To begin: a moment of honesty. The only reason I became an environmental studies major was because I had ruled out everything else. In July 2007, I attended IntroDUCKtion at the University of Oregon in Eugene. This clever spelling immediately sent the message that this school was about the mascot, the Ducks, and the football team that took that mascot to the national stage. Ducks, ducks ducks. That was the priority. I skipped the mixer taking place in the Erb Memorial Union (abbreved to EMU, yet noticeably lacking the obvious artwork and play on that Duck mascot it was begging for). Instead, I stayed in the dorm room I was assigned to and went down the list of majors in the front of the course catalog. Human Physiology? Chemistry? Sports Business? Medieval Studies? No thank you to all of the above. Journalism? Maybe, but there’s that whole miserable application process. So, ultimately no.
This left me with English and Environmental Studies. Having learned what I needed to learn from high school English classes (namely: I only read books on my own terms thank you very much and no, I do not really want to answer a slew of nonsense questions about the plot and character development, I want to enjoy the freaking book) that was out quickly. So Environmental Studies it was.

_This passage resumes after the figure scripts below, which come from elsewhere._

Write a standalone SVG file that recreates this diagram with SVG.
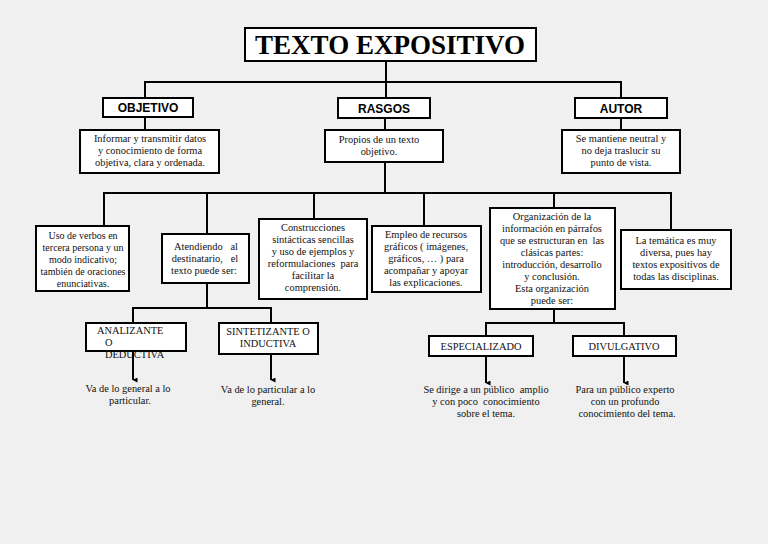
<svg xmlns="http://www.w3.org/2000/svg" width="768" height="544" viewBox="0 0 768 544">
<defs>
<style>
.bg{fill:#f0f0f0}
.box{fill:#fff;stroke:#000;stroke-width:2}
.ln{fill:none;stroke:#000;stroke-width:2}
.t{font-family:"Liberation Serif","Times New Roman",serif;font-size:10.4px;fill:#111;text-anchor:middle;white-space:pre}
.ts{font-size:10px}
.tl{font-family:"Liberation Serif","Times New Roman",serif;font-size:10.4px;fill:#111;white-space:pre}
.h{font-family:"Liberation Sans",Arial,sans-serif;font-size:12px;font-weight:bold;fill:#000;text-anchor:middle}
.title{font-family:"Liberation Serif","Times New Roman",serif;font-size:27px;font-weight:bold;fill:#000;text-anchor:middle}
</style>
<marker id="ar" viewBox="0 0 10 10" refX="5" refY="9" markerWidth="5" markerHeight="5" orient="auto-start-reverse" markerUnits="userSpaceOnUse">
<path d="M0,0 L10,0 L5,10 Z" fill="#000"/>
</marker>
</defs>
<rect class="bg" x="0" y="0" width="768" height="544"/>
<g id="connectors">
<path class="ln" d="M386,61 V82 M145,98 V82 H621 V98 M386,82 V98"/>
<path class="ln" d="M145,117 V130 M385,118 V130 M621,118 V130"/>
<path class="ln" d="M385,162 V193 M104,226 V193 H671 V230 M207,193 V234 M314,193 V219 M424,193 V226 M554,193 V208"/>
<path class="ln" d="M207,283 V308 M133,323 V308 H271 V323"/>
<path class="ln" d="M554,309 V323 M486,336 V323 H624 V336"/>
<path class="ln" d="M133,351 V380" marker-end="url(#ar)"/>
<path class="ln" d="M271,354 V380" marker-end="url(#ar)"/>
<path class="ln" d="M486,356 V383" marker-end="url(#ar)"/>
<path class="ln" d="M624,356 V383" marker-end="url(#ar)"/>
</g>
<g id="title">
<rect class="box" x="245" y="28" width="291" height="33"/>
<text class="title" x="390" y="54">TEXTO EXPOSITIVO</text>
</g>
<g id="objetivo">
<rect class="box" x="103" y="98" width="90" height="19"/>
<text class="h" x="148" y="112">OBJETIVO</text>
</g>
<g id="rasgos">
<rect class="box" x="338" y="98" width="92" height="20"/>
<text class="h" x="384" y="113">RASGOS</text>
</g>
<g id="autor">
<rect class="box" x="575" y="98" width="92" height="20"/>
<text class="h" x="621" y="113">AUTOR</text>
</g>
<g id="informar">
<rect class="box" x="80" y="130" width="139" height="43"/>
<text class="t" x="150" y="142">Informar y transmitir datos</text>
<text class="t" x="150" y="154">y conocimiento de forma</text>
<text class="t" x="150" y="166">objetiva, clara y ordenada.</text>
</g>
<g id="propios">
<rect class="box" x="325" y="130" width="118" height="32"/>
<text class="t" x="379" y="143">Propios de un texto</text>
<text class="t" x="379" y="155">objetivo.</text>
</g>
<g id="neutral">
<rect class="box" x="562" y="130" width="118" height="43"/>
<text class="t" x="621" y="142">Se mantiene neutral y</text>
<text class="t" x="621" y="154">no deja traslucir su</text>
<text class="t" x="621" y="166">punto de vista.</text>
</g>
<g id="verbos">
<rect class="box" x="36" y="226" width="93" height="65"/>
<text class="t ts" x="83" y="239">Uso de verbos en</text>
<text class="t ts" x="83" y="251">tercera persona y un</text>
<text class="t ts" x="83" y="263">modo indicativo;</text>
<text class="t ts" x="83" y="275">también de oraciones</text>
<text class="t ts" x="83" y="287">enunciativas.</text>
</g>
<g id="atendiendo">
<rect class="box" x="162" y="234" width="87" height="49"/>
<text class="t" x="206" y="250">Atendiendo   al</text>
<text class="t" x="205" y="262">destinatario,   el</text>
<text class="t" x="204" y="274">texto puede ser:</text>
</g>
<g id="construcciones">
<rect class="box" x="259" y="219" width="108" height="80"/>
<text class="t" x="313" y="231">Construcciones</text>
<text class="t" x="313" y="243">sintácticas sencillas</text>
<text class="t" x="313" y="255">y uso de ejemplos y</text>
<text class="t" x="313" y="267">reformulaciones  para</text>
<text class="t" x="313" y="279">facilitar la</text>
<text class="t" x="313" y="291">comprensión.</text>
</g>
<g id="empleo">
<rect class="box" x="372" y="226" width="109" height="66"/>
<text class="t" x="426" y="238">Empleo de recursos</text>
<text class="t" x="426" y="250">gráficos ( imágenes,</text>
<text class="t" x="426" y="262">gráficos, … ) para</text>
<text class="t" x="426" y="274">acompañar y apoyar</text>
<text class="t" x="426" y="286">las explicaciones.</text>
</g>
<g id="organizacion">
<rect class="box" x="490" y="208" width="125" height="101"/>
<text class="t" x="552" y="220">Organización de la</text>
<text class="t" x="552" y="232">información en párrafos</text>
<text class="t" x="552" y="244">que se estructuran en  las</text>
<text class="t" x="552" y="256">clásicas partes:</text>
<text class="t" x="552" y="268">introducción, desarrollo</text>
<text class="t" x="552" y="280">y conclusión.</text>
<text class="t" x="552" y="292">Esta organización</text>
<text class="t" x="552" y="304">puede ser:</text>
</g>
<g id="tematica">
<rect class="box" x="621" y="230" width="110" height="59"/>
<text class="t" x="676" y="244">La temática es muy</text>
<text class="t" x="676" y="256">diversa, pues hay</text>
<text class="t" x="676" y="268">textos expositivos de</text>
<text class="t" x="676" y="280">todas las disciplinas.</text>
</g>
<g id="analizante">
<rect class="box" x="86" y="323" width="100" height="28"/>
<text class="tl" x="97" y="334">ANALIZANTE</text>
<text class="tl" x="105" y="346">O</text>
<text class="tl" x="105" y="358">DEDUCTIVA</text>
</g>
<g id="sintetizante">
<rect class="box" x="219" y="323" width="99" height="31"/>
<text class="t" x="268" y="335">SINTETIZANTE O</text>
<text class="t" x="268" y="347">INDUCTIVA</text>
</g>
<g id="general">
<text class="t" x="128" y="392">Va de lo general a lo</text>
<text class="t" x="130" y="404">particular.</text>
</g>
<g id="particular">
<text class="t" x="268" y="393">Va de lo particular a lo</text>
<text class="t" x="268" y="405">general.</text>
</g>
<g id="especializado">
<rect class="box" x="429" y="336" width="104" height="20"/>
<text class="t" x="481" y="350">ESPECIALIZADO</text>
</g>
<g id="divulgativo">
<rect class="box" x="573" y="336" width="103" height="20"/>
<text class="t" x="624" y="350">DIVULGATIVO</text>
</g>
<g id="amplio">
<text class="t" x="486" y="393">Se dirige a un público  amplio</text>
<text class="t" x="486" y="405">y con poco  conocimiento</text>
<text class="t" x="486" y="417">sobre el tema.</text>
</g>
<g id="experto">
<text class="t" x="625" y="393">Para un público experto</text>
<text class="t" x="625" y="405">con un profundo</text>
<text class="t" x="627" y="417">conocimiento del tema.</text>
</g>
</svg>
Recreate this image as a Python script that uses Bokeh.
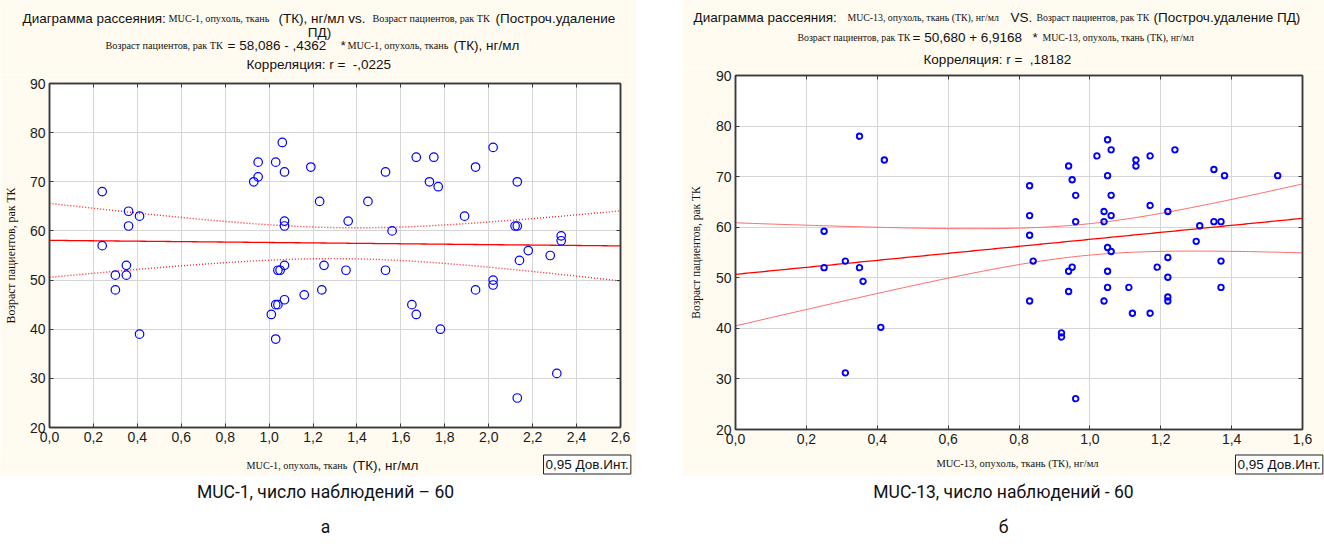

It seemed like a great idea. A multi-disciplinary major that would let me take classes from many different departments and learn all kinds of exciting things. Plus, environmental studies jobs were on the rise. Green jobs were so hot. I’d be set. I could hike for a living if I played my cards right. So I took classes like “Sustainable Development,” “Geology 310: Renewable Energies” and “Urban Economics.” The latter was taught by the delightful Silke and her thick German accent. I threw in a Geography minor because it would only take one extra class to achieve and dropped out of the honors college almost immediately thanks to an in-class viewing of the Amanda Bynes classic She’s the Man and thirty or so of the most annoying wannabe Ivy League students you have ever met in your entire life. To get that BA distinction, I took German 201, 202, 203 and 311, writing classic sentences like this: “Ich wache auf und ich laufe für eine halb Uhr mit meinem Mitbewhoner, Zach. Er ist schneller als mich, aber wir haben viel Spaß.” That sentence might say that I went running for a half hour with my roommate, Zach, but I can assure you that he was the only one running. I remained in bed accomplishing the daunting task of watching every single episode of The Larry Sanders Show. A sign of things to come.
Spring break my junior year, I visited my screenwriter uncle in Los Angeles. He happened to be friends with a lady who worked at The Late Late Show, and we were added to the VIP guest list, spending one afternoon of my trip in the greenroom and live audience. There were snacks, and since I was still working on that environmental studies degree, I couldn’t help but notice the sign from the caterer declaring “we use organic and local products wherever possible.” How thoughtful, yet convenient, of them. The experience was a lot of fun and reawakened repressed feelings for television.
Before my senior year of high school, the grand plan in my head had drawn me to schools like Emerson and Ithaca, where I would study creative writing and/or television. I was television obsessed for the duration of my childhood and was the kind of person who’d watch episodes with the DVD commentary on, hoping for information about how making a show really worked. This plan changed when, in July before my senior year of high school began, my father was diagnosed with multiple myeloma. He died during my sophomore year and my trip to LA was in part a way to get out of Eugene and have a little fun.
So with these television dreams alive once again, I wrote a post on my then blog. It was in open letter form, directed at Craig Ferguson, host of The Late Late Show. A week or so later, a call came in from the producers and they wanted me to come be a intern. At this point, I was miserable in Eugene, unhappy with my living situation, grouchy about my major, and sick of the college experience. So from August to December 2010, I was a production intern, from January to mid-March 2011 I wrapped up my final Environmental Studies credits and moved back to LA a week after turning in my final college paper. It was titled “Sustainable Agricultural Communities Through Cooperative Farming in Tillamook County, Oregon. Real riveting stuff. I even quoted my grandfather.
A year in to my long term relationship with Los Angeles, it turns out what I really want to do is write. So here we are. I write this and this and this and these. And now this thing. Maybe soon someone will start paying me but until then I will accept the free coffee refills from kind baristas and add “stressing about money” to the list of things I do everyday. It joins writing, napping, brainstorming names for my future cat, painting my nails, bargain hunting at Ross, and eating shrimp tacos. Perhaps it’s also time for revisiting the environmental studies background to be added to the list as well. I did spend three years of my life on that stuff. It can’t have been for naught.